現金書留は「現金」を送るために特化したサービスであり、それ以外のものを送る場合は別の郵便サービスを選ぶ必要があります。
現金書留の補償内容とトラブル対応
現金書留は万が一の紛失や破損に備えて、損害を補償する仕組みが用意されています。通常の郵便物では補償がないケースでも、現金書留なら安心して送ることができます。ただし、補償の範囲や条件があるため、あらかじめ理解しておくことが重要です。
補償金額の範囲と上限
現金書留の補償額は、損害要償額(補償額)をいくらに設定するかによって異なります。
- 基本補償額:1万円までは書留料(480円)に含まれており、追加料金は不要
- 追加補償額:1万円を超える場合、5,000円ごとに11円の追加料金が発生
- 最大補償額:損害要償額の上限は50万円
たとえば、20,000円を送る場合は以下のような計算になります。
- 基本料金(110円)+書留料(480円)+追加料金(11円 × 2)= 612円
補償額は最大50万円まで設定できますが、高額な現金を送る場合は手続きに時間がかかることがあるため、余裕を持って窓口に行くとよいでしょう。
紛失・破損時の補償対応
現金書留が万が一紛失や破損した場合は、日本郵便が設定した損害要償額を限度として実損額が補償されます。
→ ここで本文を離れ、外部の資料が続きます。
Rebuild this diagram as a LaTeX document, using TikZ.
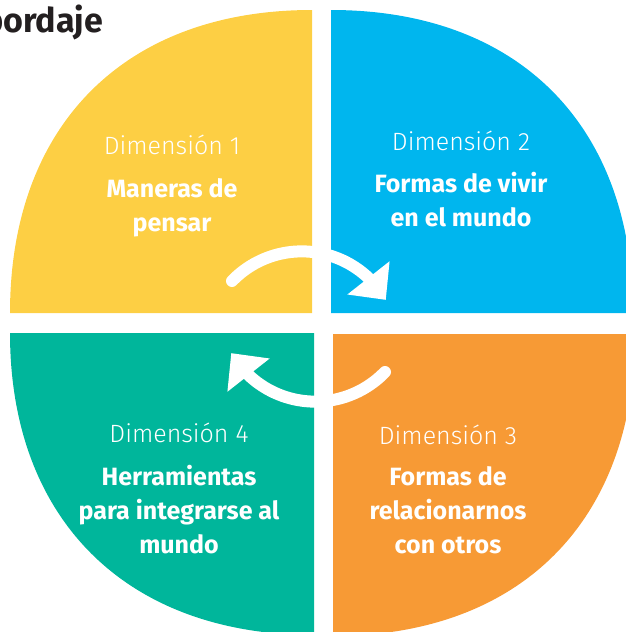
\documentclass[tikz,border=0pt]{standalone}
\usepackage{fontspec}
\setmainfont{Fira Sans}
\newfontfamily\lightfont{Fira Sans Light}
\usetikzlibrary{arrows.meta,bending}
\definecolor{dim-yellow}{HTML}{FDCF44}
\definecolor{dim-blue}{HTML}{00B6EE}
\definecolor{dim-green}{HTML}{00B69B}
\definecolor{dim-orange}{HTML}{F79A35}
\definecolor{heading-gray}{HTML}{231F20}
\tikzset{
    dim-label/.style = {text=white, font=\lightfont\fontsize{25}{28}\selectfont, anchor=base, inner sep=0pt},
    dim-title/.style = {text=white, font=\bfseries\fontsize{25}{34}\selectfont, align=center, anchor=base, inner sep=0pt},
    cycle-arrow/.style = {white, line width=12pt, line cap=round, -{Triangle[length=28pt, width=52pt, flex]}},
}

\begin{document}
\begin{tikzpicture}[x=1pt, y=-1pt]
\useasboundingbox (0,0) rectangle (626,632);
\clip (0,0) rectangle (626,632);
\fill[dim-yellow] (10,313) .. controls (10,125) and (125,10) .. (312,10) -- (312,313) -- cycle;
\fill[dim-blue] (331,10) .. controls (518,10) and (633,125) .. (633,313) -- (331,313) -- cycle;
\fill[dim-green] (10,333) -- (314,333) -- (314,635) .. controls (127,635) and (10,520) .. (10,333) -- cycle;
\fill[dim-orange] (333,334) -- (635,334) .. controls (635,521) and (520,636) .. (333,636) -- cycle;
\node[text=heading-gray, font=\bfseries\fontsize{34}{40}\selectfont, anchor=base east, inner sep=0pt] (heading) at (103,32) {bordaje};
\node[dim-label] (dim1) at (172,154) {Dimensión 1};
\node[dim-title] (title1) at (172,231) {Maneras de\\pensar};
\node[dim-label] (dim2) at (461,150) {Dimensión 2};
\node[dim-title] (title2) at (461,226) {Formas de vivir\\en el mundo};
\node[dim-label] (dim3) at (448,444) {Dimensión 3};
\node[dim-title] (title3) at (448,553) {Formas de\\relacionarnos\\con otros};
\node[dim-label] (dim4) at (179,442) {Dimensión 4};
\node[dim-title] (title4) at (179,553) {Herramientas\\para integrarse al\\mundo};
\draw[cycle-arrow] (232,281) arc[start angle=-136, end angle=-30, radius=97];
\draw[cycle-arrow] (385,372) arc[start angle=44, end angle=150, radius=97];
\end{tikzpicture}
\end{document}
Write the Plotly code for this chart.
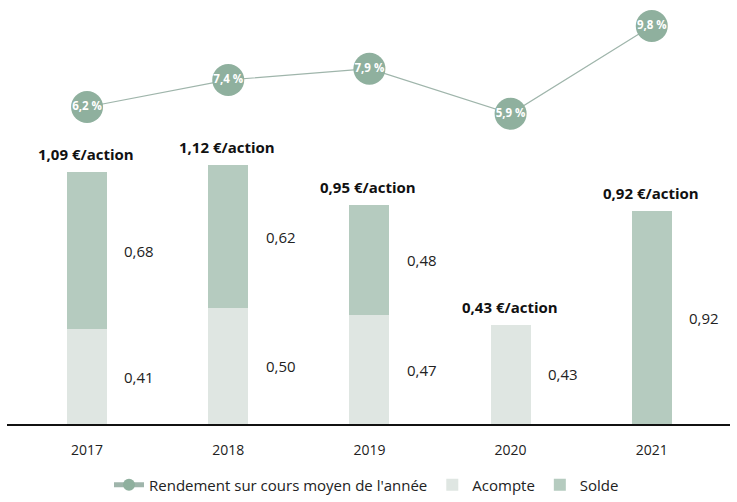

補償を受けるためには、**引受証明書(控え)**が必要となるため、受け取ったら必ず保管しておきましょう。また、補償請求には一定の期間があるため、異常があれば速やかに郵便局に連絡することが重要です。
まとめ
現金書留は、現金を安全に送れる便利なサービスです。基本料金と損害要償額を理解し、適切に利用すればトラブルなく現金を届けることができます。特に、現金以外にも手紙などを同封できる点や、手渡しでの確実な配達、万が一の補償が付いている点が大きな魅力です。郵便局窓口での手続きも簡単なので、ぜひ活用してみてください。